Power amplifiers are used in transmitters to rebroadcast, at high power levels, amplitude modulation (AM) signals, frequency modulation (FM) signals, and quadrature amplitude modulation (QAM) signals. As is known, information is carried in the amplitudes of AM and QAM signals. Because of this, transmitters must accurately rebroadcast these signals, thus the power amplifiers within the transmitters must have high fidelity, i.e. linearly rebroadcast the signals they receive.
To maintain linear performance, the power elements (usually transistors) are operated at levels much below their rated output power levels. Thus, to achieve high output power levels, many power amplifiers include cascaded elements, such that the amplified output of one element is the input of the next element. In this manner, a small change in a first stage typically produces a large change in the final stage output. For this reason, the power amplifier utilizes a feedback control loop, which is regulated by a power control circuit, to maintain output power levels. See FIG. 1 which illustrates two power elements cascaded together, wherein the power level is controlled by a power control circuit.
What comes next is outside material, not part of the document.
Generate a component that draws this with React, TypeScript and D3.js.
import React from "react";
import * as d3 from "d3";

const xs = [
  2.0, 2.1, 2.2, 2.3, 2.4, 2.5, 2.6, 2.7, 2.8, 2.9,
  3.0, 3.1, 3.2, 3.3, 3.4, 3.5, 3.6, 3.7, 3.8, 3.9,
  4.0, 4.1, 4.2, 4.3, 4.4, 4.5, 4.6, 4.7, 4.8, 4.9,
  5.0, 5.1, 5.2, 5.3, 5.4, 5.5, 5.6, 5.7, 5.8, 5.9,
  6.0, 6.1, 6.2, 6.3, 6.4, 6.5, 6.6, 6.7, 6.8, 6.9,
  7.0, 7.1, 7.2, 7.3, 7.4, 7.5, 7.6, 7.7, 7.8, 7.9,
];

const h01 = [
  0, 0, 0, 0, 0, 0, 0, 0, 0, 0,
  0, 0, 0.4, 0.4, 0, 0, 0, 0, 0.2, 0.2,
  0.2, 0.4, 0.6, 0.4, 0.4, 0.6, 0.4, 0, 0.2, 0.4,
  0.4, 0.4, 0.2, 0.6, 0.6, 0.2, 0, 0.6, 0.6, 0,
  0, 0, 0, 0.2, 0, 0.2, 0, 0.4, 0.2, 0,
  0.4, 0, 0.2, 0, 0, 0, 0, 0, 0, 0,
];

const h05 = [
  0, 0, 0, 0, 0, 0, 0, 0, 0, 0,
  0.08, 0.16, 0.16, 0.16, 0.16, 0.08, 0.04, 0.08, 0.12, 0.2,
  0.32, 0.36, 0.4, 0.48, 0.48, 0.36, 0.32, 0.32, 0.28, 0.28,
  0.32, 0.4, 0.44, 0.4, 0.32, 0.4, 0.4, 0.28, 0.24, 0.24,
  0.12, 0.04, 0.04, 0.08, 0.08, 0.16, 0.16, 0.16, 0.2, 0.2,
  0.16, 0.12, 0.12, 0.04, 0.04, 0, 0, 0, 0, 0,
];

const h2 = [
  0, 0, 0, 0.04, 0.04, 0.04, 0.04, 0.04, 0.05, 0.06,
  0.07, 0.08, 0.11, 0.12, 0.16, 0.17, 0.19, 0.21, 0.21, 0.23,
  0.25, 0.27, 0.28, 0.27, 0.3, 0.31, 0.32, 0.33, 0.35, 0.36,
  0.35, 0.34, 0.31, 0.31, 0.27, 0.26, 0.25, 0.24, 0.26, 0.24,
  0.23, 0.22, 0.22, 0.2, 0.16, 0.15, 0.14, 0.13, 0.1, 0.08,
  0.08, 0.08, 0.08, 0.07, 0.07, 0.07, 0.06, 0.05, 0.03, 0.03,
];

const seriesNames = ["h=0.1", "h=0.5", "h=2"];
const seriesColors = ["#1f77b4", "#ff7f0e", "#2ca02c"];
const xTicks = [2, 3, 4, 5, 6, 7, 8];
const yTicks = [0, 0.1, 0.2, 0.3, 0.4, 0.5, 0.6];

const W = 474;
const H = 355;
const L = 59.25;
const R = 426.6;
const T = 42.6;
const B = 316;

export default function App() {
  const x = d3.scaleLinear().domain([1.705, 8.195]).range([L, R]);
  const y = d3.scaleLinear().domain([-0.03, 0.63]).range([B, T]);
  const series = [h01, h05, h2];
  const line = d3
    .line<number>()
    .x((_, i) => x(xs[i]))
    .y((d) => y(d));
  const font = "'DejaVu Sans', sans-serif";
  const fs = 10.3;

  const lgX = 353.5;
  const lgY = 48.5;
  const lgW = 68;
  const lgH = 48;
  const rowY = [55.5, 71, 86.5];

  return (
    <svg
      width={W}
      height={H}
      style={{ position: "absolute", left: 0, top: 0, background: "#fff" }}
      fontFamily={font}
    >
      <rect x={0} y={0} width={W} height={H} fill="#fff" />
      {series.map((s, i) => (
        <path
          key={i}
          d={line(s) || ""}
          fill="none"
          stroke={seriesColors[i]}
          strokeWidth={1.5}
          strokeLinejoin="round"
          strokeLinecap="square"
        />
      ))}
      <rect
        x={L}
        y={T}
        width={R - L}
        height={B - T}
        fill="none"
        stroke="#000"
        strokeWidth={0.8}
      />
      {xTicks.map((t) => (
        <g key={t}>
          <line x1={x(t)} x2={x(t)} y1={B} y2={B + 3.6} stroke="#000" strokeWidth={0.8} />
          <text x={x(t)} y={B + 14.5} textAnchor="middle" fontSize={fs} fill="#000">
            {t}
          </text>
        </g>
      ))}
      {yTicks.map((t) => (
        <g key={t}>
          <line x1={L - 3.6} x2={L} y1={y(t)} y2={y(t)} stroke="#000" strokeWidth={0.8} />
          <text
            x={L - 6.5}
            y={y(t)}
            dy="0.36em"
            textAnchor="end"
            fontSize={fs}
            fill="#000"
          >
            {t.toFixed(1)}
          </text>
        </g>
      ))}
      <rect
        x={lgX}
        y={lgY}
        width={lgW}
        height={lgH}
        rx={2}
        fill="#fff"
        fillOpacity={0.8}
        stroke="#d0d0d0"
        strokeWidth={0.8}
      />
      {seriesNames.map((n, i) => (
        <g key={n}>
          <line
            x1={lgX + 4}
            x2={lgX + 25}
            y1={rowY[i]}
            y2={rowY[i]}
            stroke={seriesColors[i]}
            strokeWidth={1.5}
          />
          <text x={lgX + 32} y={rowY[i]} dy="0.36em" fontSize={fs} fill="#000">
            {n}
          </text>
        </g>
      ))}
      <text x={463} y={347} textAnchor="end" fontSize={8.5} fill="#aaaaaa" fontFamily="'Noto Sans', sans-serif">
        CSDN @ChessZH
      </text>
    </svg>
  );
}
To key-up (transmit) or de-key (cease transmitting) a transmitter, a substantial change in the output power level of the power amplifier is required. Federal Communications Commission (FCC) regulations require transmitters to key-up and de-key very quickly while also minimizing splatter on adjacent channels. To accomplish a rapid transmitter power output level adjustment, the control loop enters into a fast mode of operation for a fixed amount of time which is typically set by a capacitor. When the capacitor becomes charged, the loop settles into a slower more stable mode of operation. For a given set of cascaded elements within a given power amplifier, this method works well at fixed temperatures and output power adjustments. However, if any of these parameters change, the same capacitance produces performance fluctuations. As a result, the transient time may be longer and the output power may overshoot to dangerously high power levels. In addition to achieving dangerously high power levels, the overshooting causes splattering on adjacent channels, i.e. interference with adjacent channels. See FIG. 2 which illustrates a prior art timing response of the relationship between the control voltage (V.sub.C) and output power (P.sub.OUT).
To help reduce the overshoot, one prior art solution was to operate the power amplifier at a higher gain level for a fixed time during an output power adjustment. The fixed time was selected to accommodate worst case conditions. Thus, when these worst case conditions were active, the overshoot was minimal. However, when the output adjustments were not worst case, the overshoot returned and the key-up time would vary based on the output adjustment. FIG. 3 illustrates the timing relationship between the control voltage (V.sub.C) and output power (P.sub.OUT). As shown, for the worst case situation, the overshoot was minimal, however the delay time, t.sub.d, was excessively long. Alternatively, when the delay time was short, the overshoot was substantial.
Therefore, a need exists for a method and apparatus that controls transient responses of a power amplifier such that the transient time is predictable for a variety of output power adjustments with minimal overshoot.